What intrigued me most about the myth was the tension between caution and curiosity.
In my understanding of the story, I began to wonder if the real problem was not Icarus himself, but the materials. Wax and string were never meant to sustain true flight. Some people see Icarus as reckless for pushing past the warnings. I tend to see him as brave for wanting to discover what was possible.
The rules were not wrong for what they were. They were simply built around the limitations of the wings he had at the time.
So in my version of the story, Icarus does not die.
He sinks to the depths of the sea, alive but hidden. The ocean becomes a symbol of shadow work, a place where someone goes inward to transform pain into strength. Down there he forges new wings, not fragile ones made of wax but wings made of fire and resonance.

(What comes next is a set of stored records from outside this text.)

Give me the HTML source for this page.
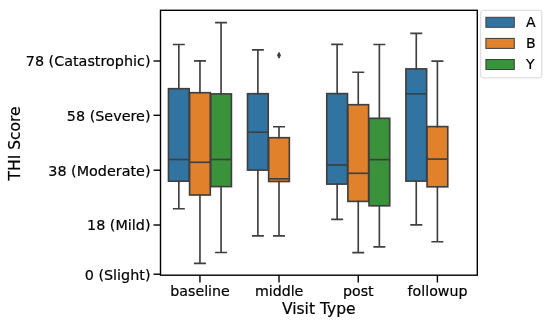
<!DOCTYPE html>
<html><head><meta charset="utf-8"><title>THI Score by Visit Type</title>
<style>html,body{margin:0;padding:0;background:#fff}svg{display:block}text{font-family:"DejaVu Sans","Liberation Sans",sans-serif;fill:#000;stroke:#000;stroke-width:0.2px}</style>
</head><body>
<svg width="550" height="324" viewBox="0 0 550 324">
<rect width="550" height="324" fill="#fff"/>
<rect x="168.48" y="88.70" width="20.70" height="92.50" fill="#3274a1" stroke="#3f3f3f" stroke-width="1.65"/>
<path d="M178.83 88.70V44.50M178.83 181.20V208.70M173.66 44.50H184.00M173.66 208.70H184.00" stroke="#3f3f3f" stroke-width="1.65" stroke-linecap="square" fill="none"/>
<path d="M168.48 159.50H189.18" stroke="#3f3f3f" stroke-width="1.65" fill="none"/>
<rect x="189.60" y="92.70" width="20.70" height="102.30" fill="#e1812c" stroke="#3f3f3f" stroke-width="1.65"/>
<path d="M199.95 92.70V60.80M199.95 195.00V263.40M194.78 60.80H205.12M194.78 263.40H205.12" stroke="#3f3f3f" stroke-width="1.65" stroke-linecap="square" fill="none"/>
<path d="M189.60 162.30H210.30" stroke="#3f3f3f" stroke-width="1.65" fill="none"/>
<rect x="210.72" y="93.90" width="20.70" height="92.70" fill="#3a923a" stroke="#3f3f3f" stroke-width="1.65"/>
<path d="M221.07 93.90V22.60M221.07 186.60V252.50M215.90 22.60H226.24M215.90 252.50H226.24" stroke="#3f3f3f" stroke-width="1.65" stroke-linecap="square" fill="none"/>
<path d="M210.72 159.50H231.42" stroke="#3f3f3f" stroke-width="1.65" fill="none"/>
<rect x="247.53" y="93.70" width="20.70" height="76.40" fill="#3274a1" stroke="#3f3f3f" stroke-width="1.65"/>
<path d="M257.88 93.70V49.90M257.88 170.10V235.90M252.71 49.90H263.05M252.71 235.90H263.05" stroke="#3f3f3f" stroke-width="1.65" stroke-linecap="square" fill="none"/>
<path d="M247.53 132.20H268.23" stroke="#3f3f3f" stroke-width="1.65" fill="none"/>
<rect x="268.65" y="137.70" width="20.70" height="43.80" fill="#e1812c" stroke="#3f3f3f" stroke-width="1.65"/>
<path d="M279.00 137.70V126.70M279.00 181.50V235.90M273.83 126.70H284.17M273.83 235.90H284.17" stroke="#3f3f3f" stroke-width="1.65" stroke-linecap="square" fill="none"/>
<path d="M268.65 178.80H289.35" stroke="#3f3f3f" stroke-width="1.65" fill="none"/>
<rect x="326.78" y="93.60" width="20.70" height="90.50" fill="#3274a1" stroke="#3f3f3f" stroke-width="1.65"/>
<path d="M337.13 93.60V44.40M337.13 184.10V219.40M331.96 44.40H342.30M331.96 219.40H342.30" stroke="#3f3f3f" stroke-width="1.65" stroke-linecap="square" fill="none"/>
<path d="M326.78 165.00H347.48" stroke="#3f3f3f" stroke-width="1.65" fill="none"/>
<rect x="347.90" y="104.70" width="20.70" height="96.70" fill="#e1812c" stroke="#3f3f3f" stroke-width="1.65"/>
<path d="M358.25 104.70V72.20M358.25 201.40V252.60M353.08 72.20H363.42M353.08 252.60H363.42" stroke="#3f3f3f" stroke-width="1.65" stroke-linecap="square" fill="none"/>
<path d="M347.90 173.30H368.60" stroke="#3f3f3f" stroke-width="1.65" fill="none"/>
<rect x="369.02" y="118.30" width="20.70" height="87.50" fill="#3a923a" stroke="#3f3f3f" stroke-width="1.65"/>
<path d="M379.37 118.30V44.50M379.37 205.80V246.90M374.20 44.50H384.54M374.20 246.90H384.54" stroke="#3f3f3f" stroke-width="1.65" stroke-linecap="square" fill="none"/>
<path d="M369.02 159.60H389.72" stroke="#3f3f3f" stroke-width="1.65" fill="none"/>
<rect x="405.93" y="68.90" width="20.70" height="112.20" fill="#3274a1" stroke="#3f3f3f" stroke-width="1.65"/>
<path d="M416.28 68.90V33.40M416.28 181.10V224.90M411.11 33.40H421.45M411.11 224.90H421.45" stroke="#3f3f3f" stroke-width="1.65" stroke-linecap="square" fill="none"/>
<path d="M405.93 93.80H426.63" stroke="#3f3f3f" stroke-width="1.65" fill="none"/>
<rect x="427.05" y="126.60" width="20.70" height="60.20" fill="#e1812c" stroke="#3f3f3f" stroke-width="1.65"/>
<path d="M437.40 126.60V61.10M437.40 186.80V241.70M432.23 61.10H442.57M432.23 241.70H442.57" stroke="#3f3f3f" stroke-width="1.65" stroke-linecap="square" fill="none"/>
<path d="M427.05 159.10H447.75" stroke="#3f3f3f" stroke-width="1.65" fill="none"/>
<path d="M279.00 52.40L280.50 55.30L279.00 58.20L277.50 55.30Z" fill="#3f3f3f" stroke="#3f3f3f" stroke-width="1" stroke-linejoin="miter"/>
<path d="M160.50 61.0h-7" stroke="#000" stroke-width="1.4"/>
<text transform="translate(150.5 66.3)" text-anchor="end" font-size="14.35">78 (Catastrophic)</text>
<path d="M160.50 115.3h-7" stroke="#000" stroke-width="1.4"/>
<text transform="translate(150.5 120.6)" text-anchor="end" font-size="14.35">58 (Severe)</text>
<path d="M160.50 170.2h-7" stroke="#000" stroke-width="1.4"/>
<text transform="translate(150.5 175.5)" text-anchor="end" font-size="14.35">38 (Moderate)</text>
<path d="M160.50 225.0h-7" stroke="#000" stroke-width="1.4"/>
<text transform="translate(150.5 230.3)" text-anchor="end" font-size="14.35">18 (Mild)</text>
<path d="M160.50 274.2h-7" stroke="#000" stroke-width="1.4"/>
<text transform="translate(150.5 279.5)" text-anchor="end" font-size="14.35">0 (Slight)</text>
<path d="M199.95 275.2v7.3" stroke="#000" stroke-width="1.4"/>
<text transform="translate(200.05 296.3)" text-anchor="middle" font-size="14.2">baseline</text>
<path d="M279.00 275.2v7.3" stroke="#000" stroke-width="1.4"/>
<text transform="translate(279.10 296.3)" text-anchor="middle" font-size="14.2">middle</text>
<path d="M358.25 275.2v7.3" stroke="#000" stroke-width="1.4"/>
<text transform="translate(358.35 296.3)" text-anchor="middle" font-size="14.2">post</text>
<path d="M437.40 275.2v7.3" stroke="#000" stroke-width="1.4"/>
<text transform="translate(437.50 296.3)" text-anchor="middle" font-size="14.2">followup</text>
<rect x="160.5" y="10.3" width="316.80" height="264.90" fill="none" stroke="#000" stroke-width="1.4"/>
<text transform="translate(318.8 314.3)" text-anchor="middle" font-size="15.55">Visit Type</text>
<text transform="translate(20.0 143.4) rotate(-90)" text-anchor="middle" font-size="15.5">THI Score</text>
<rect x="480.7" y="10.3" width="61.2" height="67.6" rx="2.8" fill="#fff" fill-opacity="0.8" stroke="#ccc" stroke-opacity="0.8" stroke-width="1"/>
<rect x="485.9" y="17.3" width="28.4" height="10" fill="#3274a1" stroke="#3f3f3f" stroke-width="1"/>
<text transform="translate(525.9 27.4)" font-size="14.1">A</text>
<rect x="485.9" y="38.4" width="28.4" height="10" fill="#e1812c" stroke="#3f3f3f" stroke-width="1"/>
<text transform="translate(525.9 48.0)" font-size="14.1">B</text>
<rect x="485.9" y="59.5" width="28.4" height="10" fill="#3a923a" stroke="#3f3f3f" stroke-width="1"/>
<text transform="translate(525.9 69.0)" font-size="14.1">Y</text>
</svg>
</body></html>
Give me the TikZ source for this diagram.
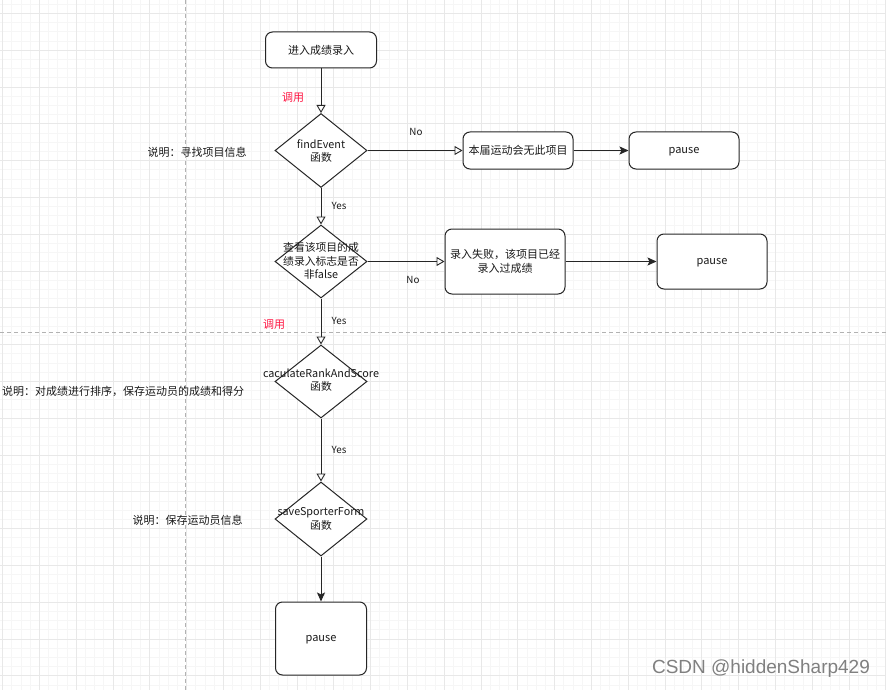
\documentclass[tikz,border=0pt]{standalone}
\usepackage{fontspec}
\setmainfont{Noto Sans CJK SC}
\newfontfamily\wmfont{Liberation Sans}
\usetikzlibrary{arrows.meta,shapes.geometric}
\definecolor{lineblk}{HTML}{262626}
\definecolor{txt}{HTML}{1A1A1A}
\definecolor{callred}{HTML}{FF1744}
\definecolor{gridminor}{HTML}{F6F6F6}
\definecolor{gridmajor}{HTML}{E8E8E8}
\begin{document}
\begin{tikzpicture}[x=1pt,y=-1pt,
  box/.style={draw=lineblk, line width=1pt, rounded corners=7pt, inner sep=0pt, align=center, text=txt, font=\fontsize{11}{14}\selectfont},
  dia/.style={draw=lineblk, diamond, line width=1pt, minimum width=92pt, minimum height=74pt, inner sep=0pt, fill=white},
  diatext/.style={align=center, text=txt, inner sep=0pt, font=\fontsize{10.8}{13.5}\selectfont},
  note/.style={text=txt, inner sep=0pt, font=\fontsize{11}{13}\selectfont},
  lbl/.style={text=txt, inner sep=0pt, font=\fontsize{9.8}{11}\selectfont},
  call/.style={text=callred, inner sep=0pt, font=\fontsize{11}{13}\selectfont},
  openarr/.style={draw=lineblk, line width=1pt, -{Triangle[open, length=8pt, width=9pt, line width=0.9pt]}},
  fillarr/.style={draw=lineblk, line width=1pt, -{Stealth[length=9pt, width=8pt, inset=2pt]}}
]
\useasboundingbox (0,0) rectangle (886,690);
\fill[white] (0,0) rectangle (886,690);
% grid
\foreach \k in {0,...,96} {
  \draw[gridminor, line width=0.6pt] ({2.5+9.2*\k},0) -- ({2.5+9.2*\k},690);
}
\foreach \k in {-1,...,73} {
  \draw[gridminor, line width=0.6pt] (0,{13.3+9.2*\k}) -- (886,{13.3+9.2*\k});
}
\foreach \k in {0,...,24} {
  \draw[gridmajor, line width=0.7pt] ({2.5+36.8*\k},0) -- ({2.5+36.8*\k},690);
}
\foreach \k in {0,...,18} {
  \draw[gridmajor, line width=0.7pt] (0,{13.3+36.8*\k}) -- (886,{13.3+36.8*\k});
}
% page breaks
\draw[black!30, line width=0.8pt, dash pattern=on 4pt off 3pt] (185,0) -- (185,690);
\draw[black!30, line width=0.8pt, dash pattern=on 4pt off 3pt] (0,332) -- (886,332);

% nodes
\node[box, minimum width=111pt, minimum height=36pt, fill=white] (b1) at (321,50) {进入成绩录入};
\node[dia] (d1) at (321,150.5) {};
\node[diatext] (d1t) at (321,151) {findEvent\\函数};
\node[box, minimum width=110pt, minimum height=37pt, fill=white] (b2) at (518,150.5) {本届运动会无此项目};
\node[box, minimum width=110pt, minimum height=37pt, fill=white] (p1) at (684,150.5) {\vphantom{进}pause};
\node[dia, minimum height=73pt] (d2) at (321,261.5) {};
\node[diatext] (d2t) at (321,261) {查看该项目的成\\绩录入标志是否\\非false};
\node[box, minimum width=120pt, minimum height=65pt, fill=white] (b3) at (505,261.5) {录入失败，该项目已经\\录入过成绩};
\node[box, minimum width=110pt, minimum height=55pt, fill=white] (p2) at (712,261.5) {\vphantom{进}pause};
\node[dia, minimum height=73pt] (d3) at (321,381.5) {};
\node[diatext] (d3t) at (321,380) {caculateRankAndScore\\函数};
\node[dia] (d4) at (321,519) {};
\node[diatext] (d4t) at (321,519) {saveSporterForm\\函数};
\node[box, minimum width=91pt, minimum height=73pt, fill=white] (p3) at (321,638.5) {\vphantom{进}pause};

% notes
\node[note] (n1) at (197,152) {说明：寻找项目信息};
\node[note] (n2) at (123,391) {说明：对成绩进行排序，保存运动员的成绩和得分};
\node[note] (n3) at (187.5,520) {说明：保存运动员信息};

% connectors
\draw[openarr] (b1) -- (d1);
\draw[openarr] (d1.east) -- (b2.west);
\draw[fillarr] (b2) -- (p1);
\draw[openarr] (d1.south) -- (d2.north);
\draw[openarr] (d2.east) -- (b3.west);
\draw[fillarr] (b3) -- (p2);
\draw[openarr] (d2.south) -- (d3.north);
\draw[openarr] (d3.south) -- (d4.north);
\draw[fillarr] (d4.south) -- (p3.north);

% labels
\node[call] (c1) at (293,97) {调用};
\node[call] (c2) at (274,324) {调用};
\node[lbl] (l1) at (416,132) {No};
\node[lbl] (l2) at (339,206) {Yes};
\node[lbl] (l3) at (413,280) {No};
\node[lbl] (l4) at (339,321) {Yes};
\node[lbl] (l5) at (339,450) {Yes};

% watermark
\node[text=black!50, inner sep=0pt, font=\wmfont\fontsize{19}{22}\selectfont] (wm) at (761,669) {CSDN @hiddenSharp429};
\end{tikzpicture}
\end{document}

When he rises again, it is not just back into the sky. He flies straight into the sun itself, a metaphor for moving beyond the old self, beyond fear, into something limitless.
In this re-telling, Daedalus is not the villain either. He did the best he could with the materials he had.
That is how I have come to see my own upbringing.
My parents gave me the first set of wings they knew how to build. The structure I grew up with shaped me in important ways and kept me grounded when I was young. As I have gotten older, I have had to test those wings for myself, exploring how far they could carry me and where I needed to build something stronger.
I do not look back on those early limits with frustration anymore. I see them as the first wings I was given.
Without them, I might never have learned how to build my own.
And if all goes according to plan, the first time these new wings are tested with this song in front of a crowd may be very soon.